Asbestos is the other hazard that catches electrical contractors off guard. California requires you to presume asbestos is present in any building unless the owner can prove otherwise. If your work disturbs 100 square feet or more of asbestos-containing material, you need asbestos certification and Cal/OSHA registration. Even for jobs involving less than 100 square feet of asbestos material, you and your crew must complete 40 hours of asbestos training from a DOSH-approved trainer.17Contractors State License Board. Asbestos Open Book Exam

Federal Business Requirements

If you hire employees, operate as a partnership or corporation, or pay certain excise taxes, you need an Employer Identification Number (EIN) from the IRS. There’s no fee to obtain one, and the IRS specifically warns against third-party websites that charge for the service.18Internal Revenue Service. Get an Employer Identification Number It’s worth forming your legal entity through the California Secretary of State before applying for the EIN to avoid processing delays.

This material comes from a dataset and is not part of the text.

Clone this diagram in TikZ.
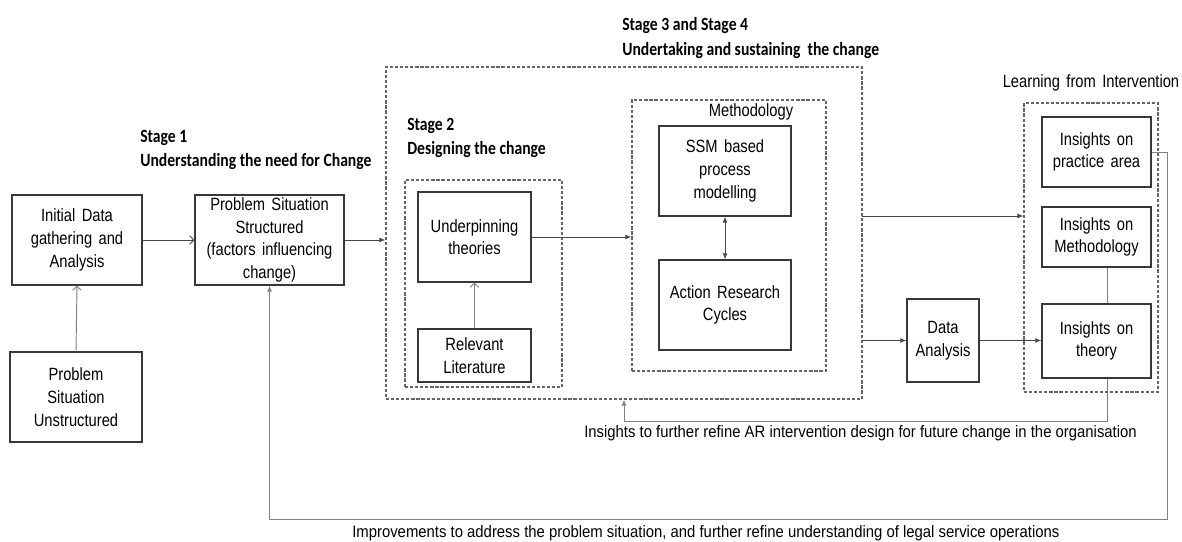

Penalties for Working Without a License

California treats unlicensed contracting as a criminal offense with escalating consequences. A first conviction carries a fine of up to $5,000 and up to six months in county jail. A second conviction jumps to 20 percent of the contract price or $5,000 (whichever is greater) with a minimum of 90 days in jail. Third and subsequent convictions carry fines between $5,000 and $10,000 (or 20 percent of the contract price, if higher) and between 90 days and one year of imprisonment.

These penalties also apply if you previously held a license that was revoked and you continue working. Notably, the person who hired you while you were unlicensed is considered a crime victim under California law and can seek restitution for their economic losses.